For scientific and field-grade precision, salinity and pressure should both be modeled. For most planning-level work, using an average seawater density near 1025 kg/m³ is a solid approximation. This calculator includes a seawater mode to support those common scenarios.
Worked Examples
Example 1: Household Storage Tank
You have a 500-liter tank at 20°C with fresh water. Density is approximately 998.2 kg/m³. Convert 500 L to cubic meters: 0.5 m³. Multiply: 0.5 × 998.2 = 499.1 kg. So the water mass alone is roughly 499 kg, before adding tank weight.
Example 2: Industrial Tote in US Gallons
A tote contains 275 US gallons of fresh water at 25°C. Convert gallons to m³ (275 × 0.00378541 = 1.04099 m³). Density around 997 kg/m³ gives mass ≈ 1038 kg. If your forklift is near capacity, this is crucial information.
Example 3: Marine Application
A ballast compartment holds 2.2 m³ of seawater at 15°C. Using an approximate density of 1028 kg/m³, mass = 2.2 × 1028 = 2261.6 kg. The same volume of fresh water would be lighter, which influences trim and stability calculations.
Data Quality, Precision, and Practical Limits
Any calculator result is only as accurate as its inputs and assumptions. If you need high confidence, pay attention to these factors:
- Temperature measurement uncertainty: a few degrees can shift density enough to matter in precision work.

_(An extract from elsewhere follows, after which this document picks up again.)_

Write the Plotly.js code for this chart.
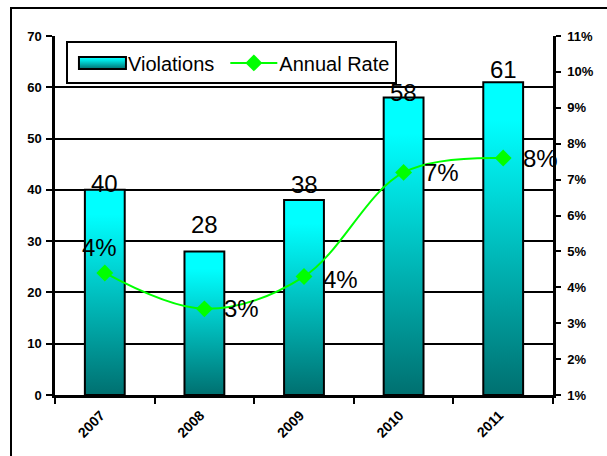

- Salinity variation: seawater density depends on local conditions, not one global constant.
- Volume measurement method: calibrated tanks and metered flows are more accurate than visual estimates.
- Pressure effects: at depth, compression changes density slightly.

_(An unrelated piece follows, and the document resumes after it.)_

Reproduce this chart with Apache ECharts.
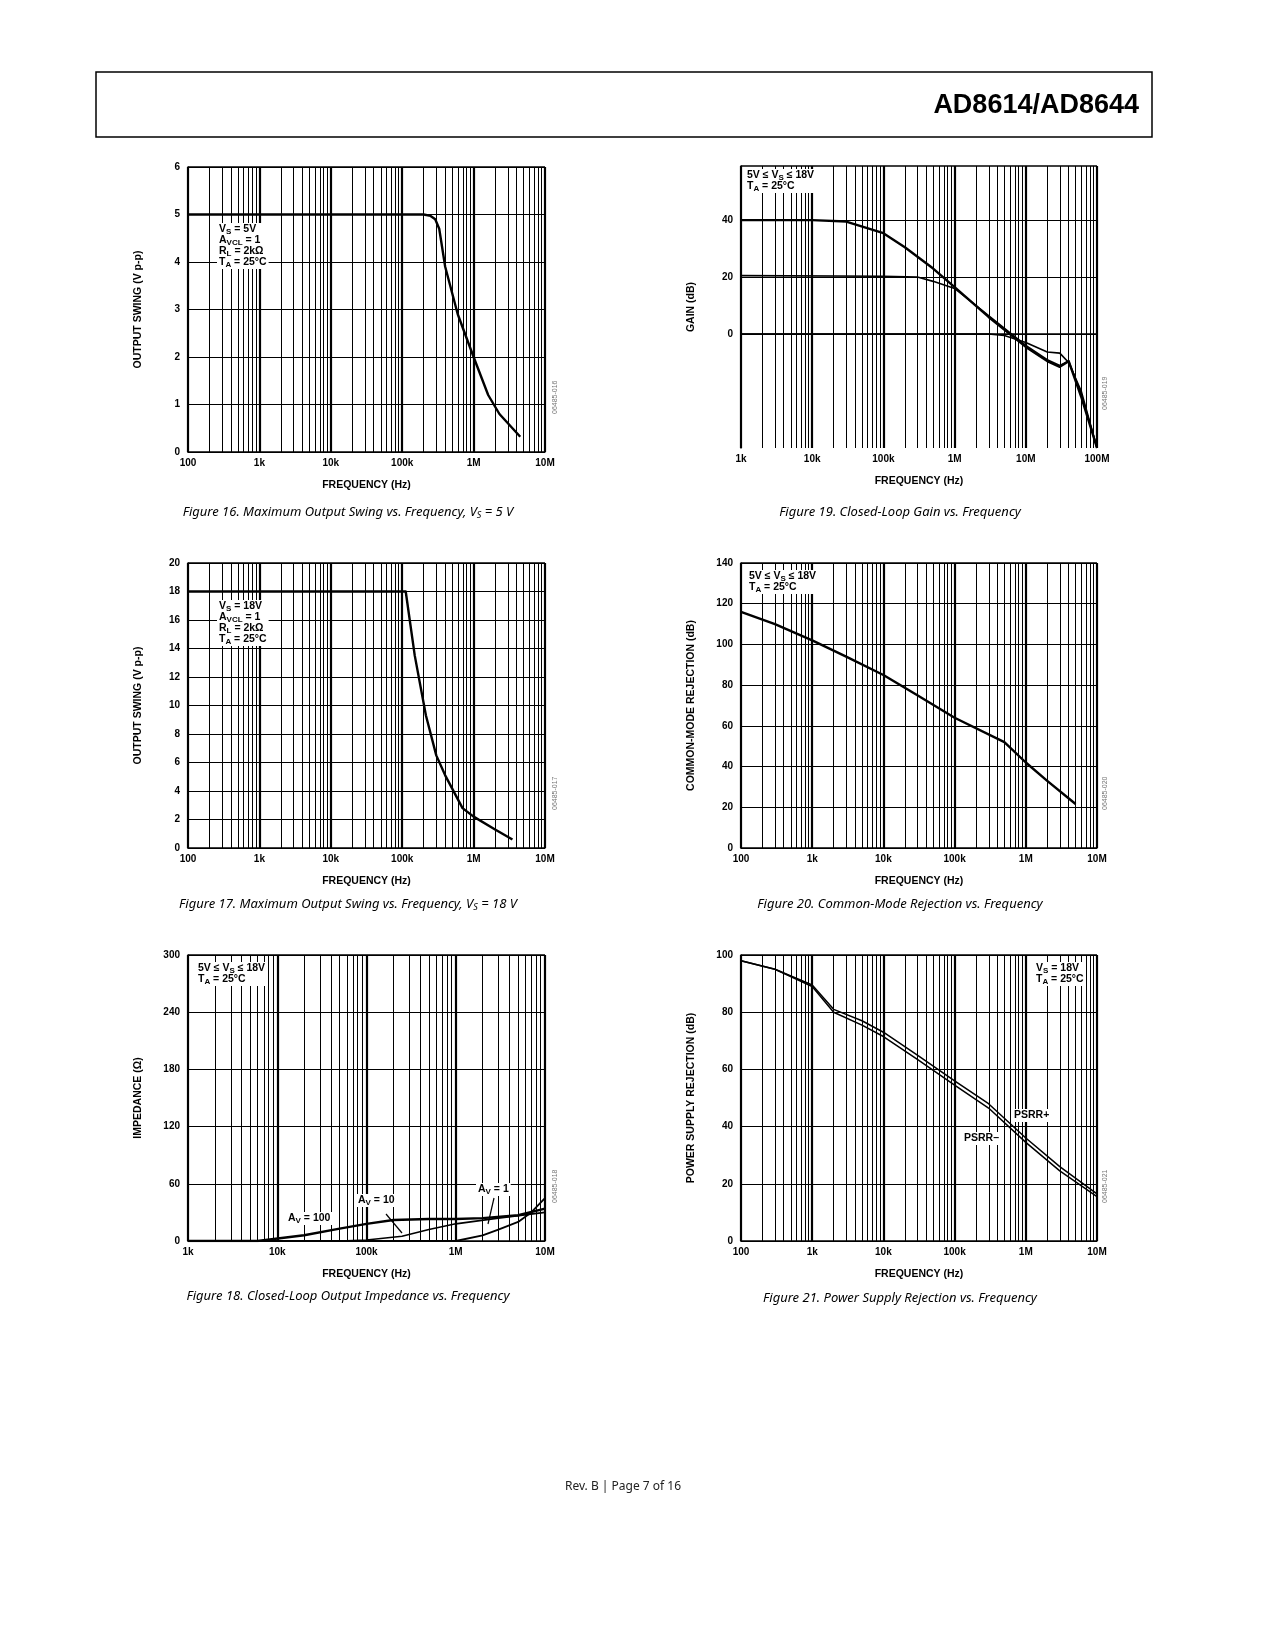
<!DOCTYPE html>
<html><head><meta charset="utf-8">
<script src="https://cdn.jsdelivr.net/npm/echarts@6/dist/echarts.min.js"></script>
<style>body{margin:0;background:#fff}#c{width:1275px;height:1650px}</style>
</head><body><div id="c"></div>
<script>
// ---- data (frequency in Hz, values in chart units) ----
const f16 = [100, 1e4, 1e5, 2e5, 2.5e5, 2.9e5, 3.3e5, 4e5, 6e5, 1e6, 1.6e6, 2.3e6, 4.5e6];
const v16 = [5.0, 5.0, 5.0, 5.0, 4.97, 4.9, 4.7, 3.9, 2.9, 2.0, 1.2, 0.8, 0.32];

const f17 = [100, 1e4, 1.12e5, 1.5e5, 2.15e5, 3e5, 4e5, 7e5, 1e6, 2e6, 3.5e6];
const v17 = [18, 18, 18, 13.5, 9.3, 6.5, 5.1, 2.8, 2.2, 1.3, 0.6];

const f18a = [1e3, 6e3, 2e4, 5e4, 1e5, 2e5, 5e5, 1e6, 2e6, 5e6, 1e7];
const z18a = [0, 0, 6, 13, 18, 22, 23, 23, 24, 27, 34];      // AV = 100
const f18b = [1e3, 5e4, 1e5, 2.5e5, 5e5, 1e6, 3e6, 1e7];
const z18b = [0, 0, 1, 5, 12, 18, 24, 30];                   // AV = 10
const f18c = [1e3, 1e6, 2e6, 3e6, 5e6, 7e6, 1e7];
const z18c = [0, 0, 6, 12, 20, 30, 45];                      // AV = 1

const f19 = [1e3, 1e4, 3e4, 1e5, 2e5, 5e5, 1e6, 3e6, 1e7, 2e7, 3e7, 4e7, 6e7, 1e8];
const g19a = [40, 40, 39.5, 35.4, 30.5, 23, 16.5, 6, -4.5, -9.5, -11.5, -9.5, -22, -40];
const f19b = [1e3, 1e5, 3e5, 5e5, 1e6, 3e6, 1e7, 2e7, 3e7, 4e7, 6e7, 1e8];
const g19b = [20.5, 20.3, 20, 18.5, 16, 6.5, -4, -9, -11, -9.5, -21, -40];
const f19c = [1e3, 1e6, 3e6, 5e6, 1e7, 2e7, 3e7, 4e7, 6e7, 1e8];
const g19c = [0, 0, 0, -0.5, -3, -6.3, -6.7, -10, -20, -40];

const f20 = [100, 300, 1e3, 3e3, 1e4, 3e4, 1e5, 5e5, 1e6, 2e6, 5e6];
const c20 = [116, 110, 102, 94, 85, 75, 64, 52, 42, 33, 21.6];

const f21 = [100, 300, 1e3, 2e3, 5e3, 1e4, 3e4, 1e5, 3e5, 1e6, 3e6, 1e7];
const p21a = [98, 95, 89.5, 81, 77, 73, 65, 56, 48, 36, 26, 16.5];   // PSRR+
const p21b = [98, 95, 89, 80, 75.5, 71.5, 63.5, 54.5, 46.5, 34.5, 24.5, 15.5]; // PSRR-

const decadeLabels = {2:'100',3:'1k',4:'10k',5:'100k',6:'1M',7:'10M',8:'100M'};

// ---- helpers ----
const FONT = 'Liberation Sans';
const pts = (fs, vs) => fs.map((f, i) => [Math.log10(f), vs[i]]);
const grids = [], xAxes = [], yAxes = [], series = [];

function panel(p) {
  const i = grids.length;
  grids.push({left: p.left, top: p.top, width: p.w, height: p.h, show: false});
  xAxes.push({
    type: 'value', gridIndex: i, min: p.xmin, max: p.xmax, interval: 1,
    name: 'FREQUENCY (Hz)', nameLocation: 'middle', nameGap: 28,
    nameTextStyle: {fontFamily: FONT, fontWeight: 'bold', fontSize: 10.5, color: '#000'},
    axisLine: {show: true, lineStyle: {color: '#000', width: 1.5}},
    axisTick: {show: false},
    axisLabel: {formatter: v => decadeLabels[Math.round(v)] || '', fontFamily: FONT, fontWeight: 'bold', fontSize: 10, color: '#000', margin: 6},
    splitLine: {show: true, lineStyle: {color: '#000', width: 2.2}}
  });
  yAxes.push({
    type: 'value', gridIndex: i, min: p.ymin, max: p.ymax, interval: p.yint,
    name: p.yname, nameLocation: 'middle', nameGap: 44, nameRotate: 90,
    nameTextStyle: {fontFamily: FONT, fontWeight: 'bold', fontSize: 10.5, color: '#000'},
    axisLine: {show: true, lineStyle: {color: '#000', width: 1.5}},
    axisTick: {show: false},
    axisLabel: {fontFamily: FONT, fontWeight: 'bold', fontSize: 10, color: '#000', margin: 8,
      formatter: v => (p.ylabFilter && !p.ylabFilter(v)) ? '' : String(v)},
    splitLine: {show: !p.hLines, lineStyle: {color: '#000', width: 1.2}}
  });
  const minor = [];
  for (let d = p.xmin; d < p.xmax; d++) for (let k = 2; k <= 9; k++) minor.push({xAxis: d + Math.log10(k)});
  minor.push({xAxis: p.xmax, lineStyle: {width: 1.5}});
  minor.push({yAxis: p.ymax, lineStyle: {width: 1.5}});
  (p.hLines || []).forEach(v => minor.push({yAxis: v, lineStyle: {width: 1.2}}));
  series.push({
    type: 'line', xAxisIndex: i, yAxisIndex: i, data: [], silent: true,
    markLine: {silent: true, symbol: 'none', label: {show: false}, animation: false,
      lineStyle: {color: '#000', width: 1, type: 'solid'}, data: minor}
  });
  p.lines.forEach(l => series.push({
    type: 'line', xAxisIndex: i, yAxisIndex: i, data: l.d, showSymbol: false, smooth: false,
    lineStyle: {color: '#000', width: l.w || 2.4, join: 'round'}, animation: false, z: 5
  }));
}

panel({left: 188, top: 167, w: 357, h: 285, xmin: 2, xmax: 7, ymin: 0, ymax: 6, yint: 1,
  yname: 'OUTPUT SWING (V p-p)', lines: [{d: pts(f16, v16)}]});
panel({left: 741, top: 166, w: 356, h: 282, xmin: 3, xmax: 8, ymin: -40, ymax: 59, yint: 20,
  ylabFilter: v => v >= 0 && v <= 40, hLines: [0, 20, 40],
  yname: 'GAIN (dB)', lines: [{d: pts(f19, g19a)}, {d: pts(f19b, g19b), w: 1.6}, {d: pts(f19c, g19c), w: 1.6}]});
panel({left: 188, top: 563, w: 357, h: 285, xmin: 2, xmax: 7, ymin: 0, ymax: 20, yint: 2,
  yname: 'OUTPUT SWING (V p-p)', lines: [{d: pts(f17, v17)}]});
panel({left: 741, top: 563, w: 356, h: 285, xmin: 2, xmax: 7, ymin: 0, ymax: 140, yint: 20,
  yname: 'COMMON-MODE REJECTION (dB)', lines: [{d: pts(f20, c20)}]});
panel({left: 188, top: 955, w: 357, h: 286, xmin: 3, xmax: 7, ymin: 0, ymax: 300, yint: 60,
  yname: 'IMPEDANCE (Ω)', lines: [{d: pts(f18a, z18a)}, {d: pts(f18b, z18b), w: 1.6}, {d: pts(f18c, z18c), w: 1.8}]});
panel({left: 741, top: 955, w: 356, h: 286, xmin: 2, xmax: 7, ymin: 0, ymax: 100, yint: 20,
  yname: 'POWER SUPPLY REJECTION (dB)', lines: [{d: pts(f21, p21a), w: 1.5}, {d: pts(f21, p21b), w: 1.5}]});

// ---- text ----
const rich = {
  a: {fontFamily: FONT, fontWeight: 'bold', fontSize: 10.5, color: '#000'},
  s: {fontFamily: FONT, fontWeight: 'bold', fontSize: 8, color: '#000', padding: [5, 0, 0, 0]},
  c: {fontFamily: 'Noto Sans', fontStyle: 'italic', fontSize: 13, color: '#222'},
  cs: {fontFamily: 'Noto Sans', fontStyle: 'italic', fontSize: 9, color: '#222', padding: [6, 0, 0, 0]}
};
const G = [];
function note(x, y, text) {
  G.push({type: 'text', left: x, top: y, z: 100, style: {text, rich, lineHeight: 11,
    backgroundColor: '#fff', padding: [1, 2, 1, 2]}});
}
function caption(cx, y, text) {
  G.push({type: 'text', x: cx, y: y, z: 100, style: {text, rich, align: 'center', verticalAlign: 'middle'}});
}
function code(x, y, t) {
  G.push({type: 'text', x: x, y: y, rotation: Math.PI / 2, z: 100,
    style: {text: t, fontFamily: FONT, fontSize: 7, fill: '#777'}});
}
note(217, 223, '{a|V}{s|S}{a| = 5V}\n{a|A}{s|VCL}{a| = 1}\n{a|R}{s|L}{a| = 2kΩ}\n{a|T}{s|A}{a| = 25°C}');
note(217, 600, '{a|V}{s|S}{a| = 18V}\n{a|A}{s|VCL}{a| = 1}\n{a|R}{s|L}{a| = 2kΩ}\n{a|T}{s|A}{a| = 25°C}');
note(196, 962, '{a|5V ≤ V}{s|S}{a| ≤ 18V}\n{a|T}{s|A}{a| = 25°C}');
note(745, 169, '{a|5V ≤ V}{s|S}{a| ≤ 18V}\n{a|T}{s|A}{a| = 25°C}');
note(747, 570, '{a|5V ≤ V}{s|S}{a| ≤ 18V}\n{a|T}{s|A}{a| = 25°C}');
note(1034, 962, '{a|V}{s|S}{a| = 18V}\n{a|T}{s|A}{a| = 25°C}');
note(286, 1212, '{a|A}{s|V}{a| = 100}');
note(356, 1194, '{a|A}{s|V}{a| = 10}');
note(476, 1183, '{a|A}{s|V}{a| = 1}');
note(1012, 1109, '{a|PSRR+}');
note(962, 1132, '{a|PSRR–}');
G.push({type: 'polyline', z: 100, shape: {points: [[386, 1214], [402, 1233]]}, style: {stroke: '#000', lineWidth: 1.2}});
G.push({type: 'polyline', z: 100, shape: {points: [[494, 1198], [488, 1224]]}, style: {stroke: '#000', lineWidth: 1.2}});
caption(348, 512, '{c|Figure 16. Maximum Output Swing vs. Frequency, V}{cs|S}{c| = 5 V}');
caption(900, 512, '{c|Figure 19. Closed-Loop Gain vs. Frequency}');
caption(348, 904, '{c|Figure 17. Maximum Output Swing vs. Frequency, V}{cs|S}{c| = 18 V}');
caption(900, 904, '{c|Figure 20. Common-Mode Rejection vs. Frequency}');
caption(348, 1296, '{c|Figure 18. Closed-Loop Output Impedance vs. Frequency}');
caption(900, 1298, '{c|Figure 21. Power Supply Rejection vs. Frequency}');
code(552, 414, '06485-016'); code(1102, 410, '06485-019');
code(552, 810, '06485-017'); code(1102, 810, '06485-020');
code(552, 1203, '06485-018'); code(1102, 1203, '06485-021');
G.push({type: 'rect', shape: {x: 96, y: 72, width: 1056, height: 65}, style: {fill: 'none', stroke: '#000', lineWidth: 1.5}});
G.push({type: 'text', x: 1139, y: 106, style: {text: 'AD8614/AD8644', fontFamily: 'Liberation Sans Narrow, Liberation Sans', fontWeight: 'bold', fontSize: 27, fill: '#000', align: 'right', verticalAlign: 'middle'}});
G.push({type: 'text', x: 623, y: 1487, style: {text: 'Rev. B | Page 7 of 16', fontFamily: 'Noto Sans', fontSize: 12, fill: '#222', align: 'center', verticalAlign: 'middle'}});

const chart = echarts.init(document.getElementById('c'), null, {renderer: 'canvas'});
chart.setOption({animation: false, grid: grids, xAxis: xAxes, yAxis: yAxes, series, graphic: G});
</script></body></html>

For general planning, your uncertainty may be under 1%. For scientific-grade operations, you may need dedicated density meters, certified thermometers, and process-specific correction models.
Best Practices for Using a Volume of Water to Mass Calculator
- Measure volume and temperature as close to the calculation time as possible.
- Select the correct gallon type: US and Imperial are not the same.
- Use fresh vs seawater mode correctly.
- Choose output units that match your workflow to avoid transcription mistakes.
- For safety-critical loads, apply a conservative margin above calculated mass.
Trusted Reference Sources
For further reading and standards-oriented data, review these authoritative resources:
- USGS Water Science School: Water Density (.gov)
- NIST Unit Conversion Resources (.gov)
- NOAA Ocean Service: Ocean Salinity Background (.gov)
Bottom line: A volume of water to mass calculator saves time, reduces errors, and improves decision quality. If you are making technical decisions, include temperature and water type every time.